Bostic is an influential voice on the FOMC, focusing on the Federal Reserve’s dual mandate of maximum employment and price stability. He has consistently adopted a hawkish stance on inflation, asserting that price stability is the more urgent risk over concerns about the labor market. He has argued against premature interest rate cuts, cautioning that easing too early could cause inflation to “see-saw.”
He maintains that the Federal Reserve must see “clear evidence” that the inflation rate is sustainably moving toward the 2% target before adjusting the federal funds rate. Bostic notes that while the employment mandate is currently being met, labor market signals are often “ambiguous and difficult to interpret.” He believes the new “steady state” for interest rates will likely be higher than levels seen over the last decade.

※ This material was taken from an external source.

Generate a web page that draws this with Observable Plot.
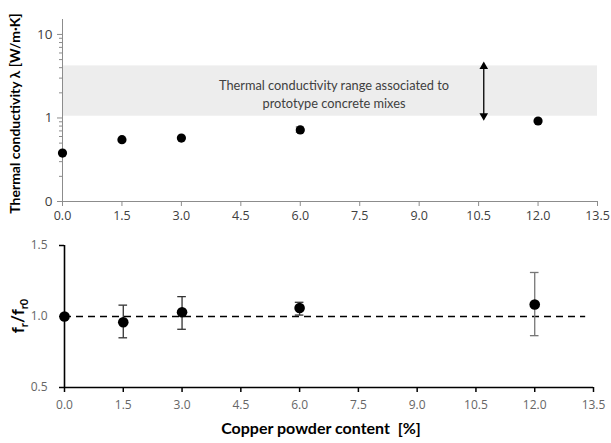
<!DOCTYPE html>
<html>
<head>
<meta charset="utf-8">
<script src="https://cdn.jsdelivr.net/npm/d3@7"></script>
<script src="https://cdn.jsdelivr.net/npm/@observablehq/plot@0.6"></script>
<style>
  html, body { margin: 0; padding: 0; background: #fff; }
  #wrap { position: relative; width: 611px; height: 443px; }
  #topPanel, #bottomPanel { position: absolute; left: 0; }
  #topPanel { top: 0; }
  #bottomPanel { top: 228px; }
</style>
</head>
<body>
<div id="wrap"><div id="topPanel"></div><div id="bottomPanel"></div></div>
<script>
// ---- data ----
const xTicks = [0, 1.5, 3, 4.5, 6, 7.5, 9, 10.5, 12, 13.5];
const copperPct = [0, 1.5, 3, 6, 12];
// thermal conductivity (W/m·K)
const lambda = [0.38, 0.55, 0.575, 0.72, 0.92];
const lambdaLo = [0.38, 0.55, 0.575, 0.675, 0.92];
const lambdaHi = [0.38, 0.55, 0.575, 0.78, 0.92];
const yLogMajor = [0.1, 1, 10];
const yLogMinor = [0.2, 0.3, 0.4, 0.5, 0.6, 0.7, 0.8, 0.9, 2, 3, 4, 5, 6, 7, 8, 9];
const bandRange = [1.05, 4.2];       // prototype concrete mixes range
const bandArrowX = 10.63;
const bandText = "Thermal conductivity range associated to\nprototype concrete mixes";
const bandTextPos = [6.85, 2.0];
// fr / fr0
const frRatio = [1.0, 0.96, 1.03, 1.06, 1.085];
const frLo = [1.0, 0.85, 0.91, 1.01, 0.865];
const frHi = [1.0, 1.08, 1.14, 1.10, 1.31];
const frTicks = [0.5, 1.0, 1.5];
const refLine = 1.0;
const refLineEnd = 13.3;

const topData = copperPct.map((x, i) => ({x, v: lambda[i], lo: lambdaLo[i], hi: lambdaHi[i]}));
const botData = copperPct.map((x, i) => ({x, v: frRatio[i], lo: frLo[i], hi: frHi[i]}));

const tickFont = "'Open Sans', sans-serif";
const titleFont = "Lato, 'Open Sans', sans-serif";

// ---- top chart ----
const topChart = Plot.plot({
  width: 611, height: 228,
  marginTop: 19, marginBottom: 27, marginLeft: 62, marginRight: 14,
  style: {fontFamily: tickFont, fontSize: "12.5px", color: "#404040", background: "white", overflow: "visible"},
  x: {domain: [0, 13.5]},
  y: {type: "log", domain: [0.1, 15.1]},
  marks: [
    Plot.rect([bandRange], {x1: 0, x2: 13.5, y1: d => d[0], y2: d => d[1], fill: "#ededed"}),
    Plot.ruleX([0], {stroke: "#8c8c8c", strokeWidth: 1}),
    Plot.ruleY([0.1], {stroke: "#8c8c8c", strokeWidth: 1}),
    Plot.axisY({ticks: yLogMajor, tickSize: 5, tickPadding: 5, stroke: "#8c8c8c",
      tickFormat: d => d < 1 ? "0" : String(d), fontSize: 13.5, label: null}),
    Plot.axisY({ticks: yLogMinor, tickSize: 3, stroke: "#8c8c8c", text: null, label: null}),
    Plot.axisX({ticks: xTicks, tickSize: 5, tickPadding: 5, stroke: "#8c8c8c",
      tickFormat: d3.format(".1f"), label: null}),
    Plot.link([bandRange], {x1: bandArrowX, x2: bandArrowX, y1: d => d[0] * 1.04, y2: d => d[1] * 0.96,
      stroke: "black", strokeWidth: 1.3}),
    Plot.dot([bandRange[1] * 0.985], {x: bandArrowX, y: d => d, symbol: "triangle", r: 3.2, fill: "black"}),
    Plot.dot([bandRange[0] * 1.015], {x: bandArrowX, y: d => d, symbol: "triangle", rotate: 180, r: 3.2, fill: "black"}),
    Plot.text([bandText], {x: bandTextPos[0], y: bandTextPos[1], text: d => d, fontFamily: titleFont,
      fontSize: 12.8, fill: "#404040", lineHeight: 1.42}),
    Plot.link(topData.filter(d => d.hi > d.lo), {x1: "x", x2: "x", y1: "lo", y2: "hi", stroke: "#333", strokeWidth: 1}),
    Plot.ruleY(topData.filter(d => d.hi > d.lo), {x1: d => d.x - 0.1, x2: d => d.x + 0.1, y: "lo", stroke: "#333"}),
    Plot.ruleY(topData.filter(d => d.hi > d.lo), {x1: d => d.x - 0.1, x2: d => d.x + 0.1, y: "hi", stroke: "#333"}),
    Plot.dot(topData, {x: "x", y: "v", r: 4.6, fill: "black"}),
    Plot.text(["Thermal conductivity λ [W/m·K]"], {frameAnchor: "left", textAnchor: "middle", rotate: -90,
      dx: -47, dy: 3, fontFamily: titleFont, fontWeight: "bold", fontSize: 14, fill: "black"})
  ]
});
document.getElementById("topPanel").appendChild(topChart);

// ---- bottom chart ----
const botChart = Plot.plot({
  width: 611, height: 215,
  marginTop: 17, marginBottom: 56, marginLeft: 64, marginRight: 18,
  style: {fontFamily: tickFont, fontSize: "12px", color: "#666", background: "white", overflow: "visible"},
  x: {domain: [0, 13.5]},
  y: {domain: [0.5, 1.5]},
  marks: [
    Plot.ruleY([refLine], {x1: 0, x2: refLineEnd, stroke: "black", strokeWidth: 1.5, strokeDasharray: "7,5"}),
    Plot.ruleX([0], {stroke: "black", strokeWidth: 1.6}),
    Plot.ruleY([0.5], {stroke: "black", strokeWidth: 1.6}),
    Plot.axisY({ticks: frTicks, tickSize: 5, tickPadding: 12, stroke: "black", strokeWidth: 1.5,
      tickFormat: d3.format(".1f"), label: null}),
    Plot.axisX({ticks: xTicks, tickSize: 5, tickPadding: 8, stroke: "black", strokeWidth: 1.5,
      tickFormat: d3.format(".1f"), label: null}),
    Plot.link(botData.filter(d => d.hi > d.lo), {x1: "x", x2: "x", y1: "lo", y2: "hi",
      stroke: d => d.x === 12 ? "#777" : "#333", strokeWidth: 1.3}),
    Plot.ruleY(botData.filter(d => d.hi > d.lo), {x1: d => d.x - 0.11, x2: d => d.x + 0.11, y: "lo",
      stroke: d => d.x === 12 ? "#777" : "#333", strokeWidth: 1.3}),
    Plot.ruleY(botData.filter(d => d.hi > d.lo), {x1: d => d.x - 0.11, x2: d => d.x + 0.11, y: "hi",
      stroke: d => d.x === 12 ? "#777" : "#333", strokeWidth: 1.3}),
    Plot.dot(botData, {x: "x", y: "v", r: 5.3, fill: "black"}),
    Plot.text(["Copper powder content  [%]"], {frameAnchor: "bottom", dy: 46, dx: -8,
      fontFamily: titleFont, fontWeight: "bold", fontSize: 16, fill: "black"})
  ]
});
document.getElementById("bottomPanel").appendChild(botChart);

// rich y label with subscripts for the bottom panel
const svgB = d3.select(botChart);
const yCenter = 17 + (215 - 17 - 56) / 2;
const lbl = svgB.append("text")
  .attr("transform", `translate(24,${yCenter}) rotate(-90)`)
  .attr("text-anchor", "middle")
  .attr("font-family", titleFont)
  .attr("font-weight", "bold")
  .attr("font-size", 17)
  .attr("fill", "black");
lbl.append("tspan").text("f");
lbl.append("tspan").attr("font-size", 11).attr("dy", 4).text("r");
lbl.append("tspan").attr("dy", -4).text("/f");
lbl.append("tspan").attr("font-size", 11).attr("dy", 4).text("r0");
</script>
</body>
</html>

Bostic’s economic philosophy emphasizes economic equity and inclusive growth. He highlights the impact of monetary policy decisions on low- and moderate-income communities, viewing the reduction of racial disparities as an economic goal. He has stated that systemic racism acts as a drag on the economy, making inclusive growth necessary.
His background as a housing economist is evident in his focus on housing affordability, home ownership, and neighborhood change. This perspective brings a unique dimension to FOMC discussions, ensuring the effects of rising interest rates on vulnerable populations are considered. He champions the idea that sustained maximum employment is essential for widespread prosperity and economic mobility.

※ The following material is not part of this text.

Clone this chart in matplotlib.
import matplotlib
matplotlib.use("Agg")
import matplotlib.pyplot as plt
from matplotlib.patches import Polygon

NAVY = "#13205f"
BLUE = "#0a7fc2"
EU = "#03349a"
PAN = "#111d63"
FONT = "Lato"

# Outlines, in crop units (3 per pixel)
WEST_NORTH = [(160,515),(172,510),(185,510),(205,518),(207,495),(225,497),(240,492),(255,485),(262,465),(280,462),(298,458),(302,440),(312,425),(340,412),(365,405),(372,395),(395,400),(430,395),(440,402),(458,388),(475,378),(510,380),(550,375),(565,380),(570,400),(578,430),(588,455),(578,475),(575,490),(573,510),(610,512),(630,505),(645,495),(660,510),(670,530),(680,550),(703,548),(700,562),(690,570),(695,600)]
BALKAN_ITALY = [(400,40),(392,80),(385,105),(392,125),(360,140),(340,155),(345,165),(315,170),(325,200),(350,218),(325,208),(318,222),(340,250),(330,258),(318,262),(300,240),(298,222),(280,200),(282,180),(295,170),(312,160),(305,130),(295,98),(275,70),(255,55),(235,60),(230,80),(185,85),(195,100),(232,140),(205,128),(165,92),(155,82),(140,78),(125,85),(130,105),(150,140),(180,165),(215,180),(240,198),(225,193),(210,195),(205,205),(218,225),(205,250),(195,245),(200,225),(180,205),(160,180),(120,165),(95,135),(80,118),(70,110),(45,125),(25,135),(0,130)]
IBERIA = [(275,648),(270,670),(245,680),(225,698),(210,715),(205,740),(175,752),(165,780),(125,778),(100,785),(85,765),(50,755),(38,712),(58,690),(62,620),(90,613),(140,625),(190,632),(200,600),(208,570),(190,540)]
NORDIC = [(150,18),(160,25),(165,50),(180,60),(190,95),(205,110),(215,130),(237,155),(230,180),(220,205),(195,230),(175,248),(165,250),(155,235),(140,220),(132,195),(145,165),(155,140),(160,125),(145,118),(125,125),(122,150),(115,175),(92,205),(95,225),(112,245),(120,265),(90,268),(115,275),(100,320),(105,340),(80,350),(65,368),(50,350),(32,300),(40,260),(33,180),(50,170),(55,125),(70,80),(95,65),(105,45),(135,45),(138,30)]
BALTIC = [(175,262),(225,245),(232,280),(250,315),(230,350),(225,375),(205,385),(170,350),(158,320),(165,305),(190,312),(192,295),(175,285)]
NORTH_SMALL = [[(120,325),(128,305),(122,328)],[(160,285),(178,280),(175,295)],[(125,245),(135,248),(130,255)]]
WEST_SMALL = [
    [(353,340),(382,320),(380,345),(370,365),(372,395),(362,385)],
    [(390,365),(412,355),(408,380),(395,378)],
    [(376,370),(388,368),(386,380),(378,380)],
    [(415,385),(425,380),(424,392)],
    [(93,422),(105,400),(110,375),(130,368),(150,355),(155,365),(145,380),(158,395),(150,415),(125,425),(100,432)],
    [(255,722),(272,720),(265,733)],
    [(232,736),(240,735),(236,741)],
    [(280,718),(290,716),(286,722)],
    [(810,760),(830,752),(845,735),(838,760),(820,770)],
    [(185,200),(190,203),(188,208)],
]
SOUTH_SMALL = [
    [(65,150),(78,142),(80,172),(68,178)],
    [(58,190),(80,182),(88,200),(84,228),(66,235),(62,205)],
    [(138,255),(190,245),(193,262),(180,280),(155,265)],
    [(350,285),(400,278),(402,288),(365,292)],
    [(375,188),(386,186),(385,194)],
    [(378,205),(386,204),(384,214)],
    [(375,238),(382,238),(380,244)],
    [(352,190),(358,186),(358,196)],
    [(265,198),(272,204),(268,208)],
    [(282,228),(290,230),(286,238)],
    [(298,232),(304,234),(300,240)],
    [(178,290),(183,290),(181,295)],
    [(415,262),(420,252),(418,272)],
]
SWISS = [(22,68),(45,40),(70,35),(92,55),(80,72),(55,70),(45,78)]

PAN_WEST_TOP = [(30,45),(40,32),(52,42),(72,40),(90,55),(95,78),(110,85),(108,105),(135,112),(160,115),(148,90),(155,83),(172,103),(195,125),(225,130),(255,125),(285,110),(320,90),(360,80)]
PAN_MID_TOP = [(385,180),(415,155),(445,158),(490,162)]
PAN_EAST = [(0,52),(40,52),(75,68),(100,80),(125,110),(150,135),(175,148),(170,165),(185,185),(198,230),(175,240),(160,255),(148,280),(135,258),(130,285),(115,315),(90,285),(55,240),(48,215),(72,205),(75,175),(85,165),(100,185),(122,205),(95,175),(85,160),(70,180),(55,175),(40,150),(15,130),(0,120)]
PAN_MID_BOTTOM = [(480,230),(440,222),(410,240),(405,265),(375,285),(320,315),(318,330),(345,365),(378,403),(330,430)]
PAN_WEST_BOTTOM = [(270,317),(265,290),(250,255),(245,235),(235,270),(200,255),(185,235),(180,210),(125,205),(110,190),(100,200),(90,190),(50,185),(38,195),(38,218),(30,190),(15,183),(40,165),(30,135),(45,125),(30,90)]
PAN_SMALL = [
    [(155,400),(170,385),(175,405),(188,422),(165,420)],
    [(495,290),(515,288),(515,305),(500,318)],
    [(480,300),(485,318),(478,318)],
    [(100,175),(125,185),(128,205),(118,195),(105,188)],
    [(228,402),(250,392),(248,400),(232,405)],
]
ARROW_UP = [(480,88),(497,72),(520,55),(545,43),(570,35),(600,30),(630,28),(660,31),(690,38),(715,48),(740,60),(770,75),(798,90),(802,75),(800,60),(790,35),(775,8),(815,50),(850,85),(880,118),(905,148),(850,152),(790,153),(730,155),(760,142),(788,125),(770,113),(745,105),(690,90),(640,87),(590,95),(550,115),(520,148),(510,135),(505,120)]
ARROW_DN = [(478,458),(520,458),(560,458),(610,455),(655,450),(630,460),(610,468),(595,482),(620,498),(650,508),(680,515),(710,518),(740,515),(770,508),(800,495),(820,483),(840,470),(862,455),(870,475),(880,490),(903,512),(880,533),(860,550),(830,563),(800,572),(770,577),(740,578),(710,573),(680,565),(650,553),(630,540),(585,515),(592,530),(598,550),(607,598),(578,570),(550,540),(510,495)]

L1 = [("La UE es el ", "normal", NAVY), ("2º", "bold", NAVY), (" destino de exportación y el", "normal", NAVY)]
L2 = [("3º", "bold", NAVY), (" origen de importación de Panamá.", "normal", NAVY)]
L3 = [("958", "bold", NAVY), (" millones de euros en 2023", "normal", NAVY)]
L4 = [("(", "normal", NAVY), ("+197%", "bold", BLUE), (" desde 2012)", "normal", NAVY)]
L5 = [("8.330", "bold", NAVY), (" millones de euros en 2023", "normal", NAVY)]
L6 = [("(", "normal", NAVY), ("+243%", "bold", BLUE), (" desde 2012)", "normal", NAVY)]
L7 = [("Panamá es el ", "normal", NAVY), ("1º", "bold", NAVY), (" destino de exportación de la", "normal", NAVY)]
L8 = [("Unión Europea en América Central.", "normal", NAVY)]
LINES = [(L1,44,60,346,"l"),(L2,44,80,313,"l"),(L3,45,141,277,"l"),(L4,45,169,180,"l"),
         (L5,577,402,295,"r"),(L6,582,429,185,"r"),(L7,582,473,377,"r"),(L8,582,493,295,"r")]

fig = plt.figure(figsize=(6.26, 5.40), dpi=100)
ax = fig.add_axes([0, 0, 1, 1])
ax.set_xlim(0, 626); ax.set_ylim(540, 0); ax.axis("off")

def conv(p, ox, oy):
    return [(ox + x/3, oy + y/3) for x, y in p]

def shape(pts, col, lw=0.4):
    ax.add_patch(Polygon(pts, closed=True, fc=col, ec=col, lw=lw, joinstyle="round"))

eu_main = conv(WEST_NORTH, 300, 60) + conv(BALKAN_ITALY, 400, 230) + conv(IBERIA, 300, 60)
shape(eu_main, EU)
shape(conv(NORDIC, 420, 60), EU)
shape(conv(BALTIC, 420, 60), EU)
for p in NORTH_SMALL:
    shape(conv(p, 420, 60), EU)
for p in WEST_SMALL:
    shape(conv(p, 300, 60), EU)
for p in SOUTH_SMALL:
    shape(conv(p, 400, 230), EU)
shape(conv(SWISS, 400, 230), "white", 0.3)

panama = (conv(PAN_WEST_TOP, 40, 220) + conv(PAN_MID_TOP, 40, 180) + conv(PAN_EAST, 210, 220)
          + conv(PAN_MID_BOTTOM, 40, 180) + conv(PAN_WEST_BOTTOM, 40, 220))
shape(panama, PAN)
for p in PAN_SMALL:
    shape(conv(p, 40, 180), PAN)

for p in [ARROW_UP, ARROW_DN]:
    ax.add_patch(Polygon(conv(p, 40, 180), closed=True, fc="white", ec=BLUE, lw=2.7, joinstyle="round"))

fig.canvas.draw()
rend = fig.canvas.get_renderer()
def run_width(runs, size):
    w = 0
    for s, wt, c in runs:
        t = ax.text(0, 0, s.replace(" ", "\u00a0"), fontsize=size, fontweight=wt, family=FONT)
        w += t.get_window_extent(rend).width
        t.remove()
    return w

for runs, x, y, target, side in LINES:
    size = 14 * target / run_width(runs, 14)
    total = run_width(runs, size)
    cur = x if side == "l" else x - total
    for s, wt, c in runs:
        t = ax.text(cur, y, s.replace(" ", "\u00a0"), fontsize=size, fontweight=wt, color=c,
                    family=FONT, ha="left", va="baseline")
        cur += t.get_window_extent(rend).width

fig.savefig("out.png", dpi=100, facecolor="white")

Raphael Bostic’s career blends academic expertise, government service, and financial regulatory experience. He earned a Bachelor of Arts degree from Harvard University, double-majoring in economics and psychology. He later earned his Ph.D. in economics from Stanford University in 1995.
Before leading the Atlanta Fed, Bostic spent many years in academia at the University of Southern California (USC). He served as a professor in the Sol Price School of Public Policy and held the Judith and John Bedrosian Chair in Governance. His research centered on housing finance, community development, and the influence of institutions on policy effectiveness.
Bostic also has significant government experience, serving as the Assistant Secretary for Policy Development and Research at the U.S. Department of Housing and Urban Development (HUD) from 2009 to 2012. In this role, he advised the Secretary on all policy and research matters for the department. Earlier, he worked at the Federal Reserve Board of Governors between 1995 and 2001 as an economist and senior economist.